Classification as a Contract Carrier
The court firmly supported the ICC's classification of the plaintiff as a contract carrier, which was pivotal in determining the applicable regulatory framework. The court reasoned that the plaintiff's operational model, even when contracted without responsibility, still demonstrated a level of control that aligned with the definition of a contract carrier. It acknowledged that while the plaintiff provided trucks and drivers, the nature of its agreements indicated a presumption of control that brought it within the regulatory purview of the ICC. The court distinguished this situation from cases where a carrier merely supplied equipment without any responsibility for the cargo. By maintaining that the plaintiff's practices encompassed transportation activities, the court underscored the ICC's authority to regulate its operations effectively. This classification was essential for ensuring that the plaintiff operated within the bounds set forth by the Interstate Commerce Act.

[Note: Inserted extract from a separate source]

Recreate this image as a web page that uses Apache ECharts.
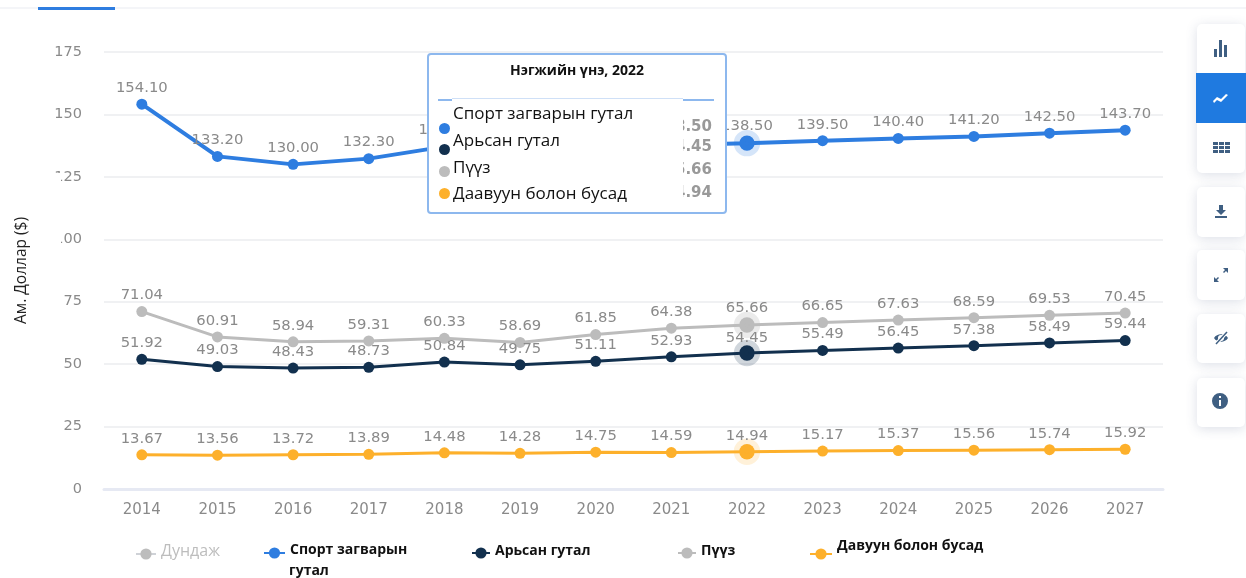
<!DOCTYPE html>
<html>
<head>
<meta charset="utf-8">
<style>
  html, body { margin: 0; padding: 0; background: #fff; }
  #chart { width: 1246px; height: 578px; }
</style>
<script src="https://cdn.jsdelivr.net/npm/echarts@6/dist/echarts.min.js"></script>
</head>
<body>
<div id="chart"></div>
<script>
const years = ['2014', '2015', '2016', '2017', '2018', '2019', '2020', '2021', '2022', '2023', '2024', '2025', '2026', '2027']
const sports = [154.10, 133.20, 130.00, 132.30, 137.10, 135.60, 136.90, 137.80, 138.50, 139.50, 140.40, 141.20, 142.50, 143.70]
const leather = [51.92, 49.03, 48.43, 48.73, 50.84, 49.75, 51.11, 52.93, 54.45, 55.49, 56.45, 57.38, 58.49, 59.44]
const sneakers = [71.04, 60.91, 58.94, 59.31, 60.33, 58.69, 61.85, 64.38, 65.66, 66.65, 67.63, 68.59, 69.53, 70.45]
const textile = [13.67, 13.56, 13.72, 13.89, 14.48, 14.28, 14.75, 14.59, 14.94, 15.17, 15.37, 15.56, 15.74, 15.92]

const FONT = '"Open Sans", sans-serif'
const LABEL_FONT = '"DejaVu Sans", sans-serif'
const activeIndex = 8

const chart = echarts.init(document.getElementById('chart'))

function lineSeries(name, values, color, halo, width, activeDistance) {
  return {
    name,
    type: 'line',
    data: values.map((v, i) => i === activeIndex
      ? {
          value: v,
          symbolSize: 14,
          // wide stroke from the centre out, the fill keeps the core solid
          itemStyle: { color, borderColor: halo, borderWidth: 11 },
          label: { distance: activeDistance },
        }
      : v),
    symbol: 'circle',
    symbolSize: 11,
    itemStyle: { color },
    lineStyle: { color, width },
    emphasis: { disabled: true },
    label: {
      show: true,
      position: 'top',
      distance: 3,
      color: '#8a8a8a',
      fontFamily: LABEL_FONT,
      fontSize: 14.8,
      formatter: (p) => p.value.toFixed(2),
    },
  }
}

// a blank second row lifts the legend text above its icon by shiftUp px
function legendAt(name, text, left, width, shiftUp, extra) {
  return Object.assign({
    data: [name],
    left,
    top: 546 - shiftUp,
    itemWidth: width,
    itemHeight: 14,
    itemGap: 0,
    padding: 0,
    selectedMode: false,
    formatter: () => text + '\n ',
    textStyle: {
      color: '#111',
      fontFamily: FONT,
      fontWeight: 'bold',
      fontSize: 14,
      lineHeight: shiftUp * 2,
    },
  }, extra)
}

// sidebar button with a soft shadow
function card(y, h) {
  return {
    type: 'rect',
    shape: { x: 1197, y, width: 48, height: h, r: 5 },
    style: { fill: '#fff', shadowBlur: 12, shadowColor: 'rgba(60,80,120,0.18)', shadowOffsetY: 2 },
    z: 10,
  }
}

// the graphic component has no plain path type, so icons get registered as shapes
function icon(name, pathData, x, y, fill) {
  echarts.graphic.registerShape(name, echarts.graphic.extendPath(pathData, {}))
  return { type: name, x, y, style: { fill: fill || '#3f5f82' }, z: 12 }
}

const decorations = [
  // tab strip on top
  { type: 'rect', shape: { x: 0, y: 7, width: 1246, height: 2 }, style: { fill: '#f4f5f8' }, z: 1 },
  { type: 'rect', shape: { x: 38, y: 7, width: 77, height: 3 }, style: { fill: '#2e7de0' }, z: 2 },
  // left edge of the tick labels is hidden in the original
  { type: 'rect', shape: { x: 40, y: 173, width: 21, height: 76 }, style: { fill: '#fff' }, z: 50 },
  // second row of the wrapped legend entry
  { type: 'text', x: 289, y: 564, style: { text: 'гутал', fill: '#111', font: 'bold 14px "Open Sans", sans-serif' }, z: 5 },
  card(24, 149),
  { type: 'rect', shape: { x: 1196, y: 73, width: 50, height: 50 }, style: { fill: '#1f7ae0' }, z: 11 },
  card(187, 50),
  card(250, 50),
  card(314, 49),
  card(378, 49),
  icon('iconBars', 'M0 9h3v8H0zM5 0h3v17H5zM10 5h3v12h-3z', 1214, 40),
  icon('iconLine', 'M0 8 L4 4 L8 6 L13 1 L15 2 L8 9 L4 7 L1 10 Z', 1213, 93, '#fff'),
  icon('iconTable', 'M0 0h5v3H0zM6 0h5v3H6zM12 0h5v3h-5zM0 4h5v3H0zM6 4h5v3H6zM12 4h5v3h-5zM0 8h5v3H0zM6 8h5v3H6zM12 8h5v3h-5z', 1213, 142),
  icon('iconDown', 'M4 0h4v5h3L6 10 1 5h3zM0 11h12v2H0z', 1215, 205),
  icon('iconExpand', 'M9 0h5v5L12 3 10 5 9 4 11 2zM0 14V9l2 2 2-2 1 1-2 2 2 2z', 1214, 268),
  icon('iconEye', 'M0 6C3 1 11 1 14 6 11 11 3 11 0 6ZM7 3a3 3 0 1 0 .01 0Z', 1214, 332),
  { type: 'line', shape: { x1: 1216, y1: 344, x2: 1227, y2: 332 }, style: { stroke: '#fff', lineWidth: 3.5 }, z: 13 },
  { type: 'line', shape: { x1: 1216, y1: 344, x2: 1227, y2: 332 }, style: { stroke: '#3f5f82', lineWidth: 1.5 }, z: 14 },
  icon('iconInfo', 'M0 8a8 8 0 1 1 16 0a8 8 0 1 1 -16 0ZM7 3v2h2V3ZM7 7v6h2V7Z', 1212, 393),
]

chart.setOption({
  animation: false,
  textStyle: { fontFamily: FONT },
  grid: { left: 104, right: 83, top: 52, bottom: 89 },
  xAxis: {
    type: 'category',
    data: years,
    axisLine: { lineStyle: { color: '#e6e9f3', width: 3 } },
    axisTick: { show: false },
    axisLabel: { color: '#8a8a8a', fontFamily: LABEL_FONT, fontSize: 15, margin: 14 },
  },
  yAxis: {
    type: 'value',
    min: 0,
    max: 175,
    interval: 25,
    name: 'Ам. Доллар ($)',
    nameLocation: 'middle',
    nameGap: 74,
    nameTextStyle: { color: '#222', fontFamily: FONT, fontSize: 15.5 },
    axisLine: { show: false },
    axisTick: { show: false },
    axisLabel: { color: '#8a8a8a', fontFamily: LABEL_FONT, fontSize: 14.5, margin: 22, padding: [3, 0, 0, 0] },
    splitLine: { lineStyle: { color: '#f0f1f3', width: 2 } },
  },
  legend: [
    legendAt('Дундаж', 'Дундаж', 135, 20, 3, {
      selected: { 'Дундаж': false },
      inactiveColor: '#bdbdbd',
      textStyle: { fontFamily: FONT, fontSize: 16, color: '#9a9a9a', lineHeight: 6 },
    }),
    legendAt('Спорт загварын гутал', 'Спорт загварын', 263, 21, 3),
    legendAt('Арьсан гутал', 'Арьсан гутал', 471, 18, 2),
    legendAt('Пүүз', 'Пүүз', 677, 18, 2),
    legendAt('Даавуун болон бусад', 'Давуун болон бусад', 809, 22, 8),
  ],
  tooltip: {
    trigger: 'axis',
    alwaysShowContent: true,
    transitionDuration: 0,
    axisPointer: { type: 'none' },
    position: [427, 53],
    padding: 0,
    borderWidth: 0,
    backgroundColor: 'transparent',
    extraCssText: 'box-shadow:none;',
    formatter: (params) => {
      const rows = params.map((p, i) => {
        const dotTop = [68, 89, 111, 133][i]
        const nameTop = [46, 73, 100, 126][i]
        const valueTop = [62, 82, 105, 128][i]
        return `<div style="position:absolute;left:10px;top:${dotTop}px;width:11px;height:11px;border-radius:50%;background:${p.color}"></div>`
          + `<div style="position:absolute;right:13px;top:${valueTop}px;font:bold 15px 'DejaVu Sans',sans-serif;color:#999;line-height:18px">${p.value.toFixed(2)}</div>`
          + `<div style="position:absolute;left:24px;top:${nameTop}px;font:17px 'Open Sans',sans-serif;color:#111;line-height:24px;z-index:3">${p.seriesName}</div>`
      }).join('')
      return `<div style="position:relative;box-sizing:border-box;width:300px;height:161px;background:#fff;border:2px solid #8db8ee;border-radius:4px;">`
        + `<div style="position:absolute;left:0;right:0;top:5px;text-align:center;font:bold 14px 'Open Sans',sans-serif;color:#111;line-height:20px">Нэгжийн үнэ, ${params[0].axisValue}</div>`
        + `<div style="position:absolute;left:9px;width:276px;top:44px;height:2px;background:#8db8ee"></div>`
        + rows
        + `<div style="position:absolute;left:23px;width:231px;top:43px;bottom:6px;background:#fff;z-index:2;border-top:1px solid #cfe0f7"></div>`
        + `</div>`
    },
  },
  graphic: decorations,
  series: [
    { name: 'Дундаж', type: 'line', data: [], symbol: 'circle', symbolSize: 11, itemStyle: { color: '#c4c4c4' }, lineStyle: { color: '#c4c4c4' } },
    lineSeries('Спорт загварын гутал', sports, '#2e7de0', 'rgba(46,125,224,0.2)', 4, -4),
    lineSeries('Арьсан гутал', leather, '#12304e', 'rgba(18,48,78,0.2)', 3, -6),
    lineSeries('Пүүз', sneakers, '#bcbcbc', 'rgba(188,188,188,0.3)', 3, -4),
    lineSeries('Даавуун болон бусад', textile, '#fdb02b', 'rgba(253,176,43,0.18)', 3, -5),
  ],
})

chart.dispatchAction({ type: 'showTip', seriesIndex: 1, dataIndex: activeIndex })
</script>
</body>
</html>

Finality and Regulatory Balance
The court addressed the finality of the ICC's order, noting that certain limitations imposed on the plaintiff's operations carried definitive implications for its future business activities. It acknowledged that the ICC sought to delineate the boundaries of the plaintiff's operational capabilities to prevent any encroachment on common carrier rights. The court emphasized that the regulatory framework was designed not only to protect the interests of the plaintiff but also to uphold the integrity of the transportation industry as a whole. This focus on regulatory balance reflected a broader policy goal of fostering fair competition while preventing discriminatory practices among carriers. Ultimately, the court found that the ICC's decisions were justified in the context of the statutory objectives, and the limitations placed on the plaintiff were reasonable and necessary for maintaining that balance. The court thus affirmed the ICC's order, underscoring its commitment to sound regulatory principles.